Care Ratings said as verbally confirmed by an investor (identity not disclosed), there is a delay in debt servicing on ISIN INE333L07029, the maturity of which was on September 11, 2019. The investor has verbally confirmed that they have rescheduled the due date of ISIN INE333L07029 from September 11, 2019 to September 13, 2019. Further, the investors to the ISINs have confirmed that the payments on all the ISINs mentioned above shall be partially done on September 13, 2019 from the proceeds of the Offer for Sale (OFS) of Reliance Nippon Asset Management shares, which according to the investor has been oversubscribed.
“The balance payments towards the ISINs will be done from the share purchase agreement (SPA) entered into between the lenders, Nippon Life Insurance Company (NLIC), Reliance Capital Limited (RCL) and Indusind Bank. As per the investor NLIC has already brought the required cash in an escrow account the payment from which will be done post receipt of RBI’s approval for completion of the transaction. Further, as per the investors they will be rescheduling the due date for the unpaid part, to facilitate the SPA transaction of NLIC. Accordingly, CARE has revised the ratings assigned to ISINs INE333L07029, INE333L07037, INE333L07052, INE333L07060 and INE333L08027 to default grade,” Care Ratings added.

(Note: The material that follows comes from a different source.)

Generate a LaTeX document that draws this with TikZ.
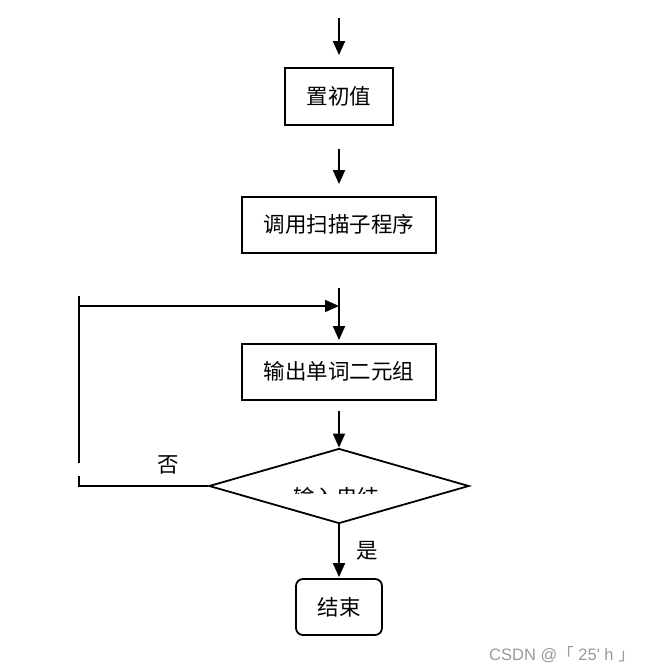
\documentclass[tikz,border=0pt]{standalone}
\usepackage{fontspec}
\newfontfamily\cjk{Noto Sans CJK SC}
\newfontfamily\marksans{Liberation Sans}
\usetikzlibrary{arrows.meta,shapes.geometric}
\begin{document}
\begin{tikzpicture}[x=1pt, y=-1pt, line width=1.8pt, >={Triangle[length=14pt, width=12pt]},
		every node/.style={font=\cjk\fontsize{21.5}{25}\selectfont}]
		\useasboundingbox [fill=white] (0,0) rectangle (655,672);
		
		\node (rectinit) [rectangle, draw, minimum width=108pt, minimum height=57pt, inner sep=0pt] at (339,96.5) {置初值};
		
		\node (rectscan) [rectangle, draw, minimum width=194pt, minimum height=56pt, inner sep=0pt] at (339,225) {\raisebox{4pt}{调用扫描子程序}};
		
		\node (rectout) [rectangle, draw, minimum width=194pt, minimum height=56pt, inner sep=0pt] at (339,372) {\raisebox{4pt}{输出单词二元组}};
		
		\node (diamend) [diamond, draw, minimum width=260pt, minimum height=75pt, inner sep=0pt] at (339,486) {};
		
		\node (rectend) [rectangle, draw, rounded corners=7pt, minimum width=86pt, minimum height=56pt, inner sep=0pt] at (339,607) {\raisebox{-3pt}{结束}};
		
		\coordinate (topstart) at (339,18);
		\coordinate (loopdown) at (79,486);
		\coordinate (loopgap) at (79,476);
		\coordinate (loopgaptop) at (79,463);
		\coordinate (looptop) at (79,296);
		\coordinate (loopturn) at (79,306);
		\coordinate (loopjoin) at (339,306);
		
		\draw [->, shorten >=12pt] (topstart) -- (rectinit.north);
		\draw [->, shorten <=23pt, shorten >=12pt] (rectinit.south) -- (rectscan.north);
		\draw [->, shorten <=34pt, shorten >=3pt] (rectscan.south) -- (rectout.north);
		\draw [->, shorten <=10pt] (rectout.south) -- (diamend.north);
		\draw [->, shorten >=1pt] (diamend.south) -- (rectend.north);
		\draw (diamend.west) -- (loopdown) -- (loopgap);
		\draw (loopgaptop) -- (looptop);
		\draw [->] (loopturn) -- (loopjoin);
		
		\begin{scope}
		\clip (200,440) rectangle (480,493.5);
		\node (txtinput) at (336,497) {输入串结};
		\end{scope}
		
		\node (txtno) at (168,465) {否};
		\node (txtyes) at (367,551) {是};
		\node (txtmark) [font=\marksans\fontsize{16.5}{19}\selectfont, text=black!40] at (562,655) {CSDN @{\cjk「} 25' h {\cjk」}};
		
		\end{tikzpicture}
\end{document}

Debt funds seem to be an extremely tricky investment today. Retail investors should avoid high-risk debt funds. Try to stick to liquid debt funds only for retail investor purposes. The way different companies across sectors are defaulting on repayments, rating downgrades can be extremely painful. Once a company defaults, chances are low that it will get back on feet soon. Thus, do not invest in high-risk debt funds categories like credit risk funds without fully understanding the implications.
Disclaimer: Views expressed here in this article are for general information and reading purpose only. They do not constitute any guidelines or recommendations on any course of action to be followed by the reader. The views are not meant to serve as a professional guide/investment advice / intended to be an offer or solicitation for the purchase or sale of any financial product or instrument.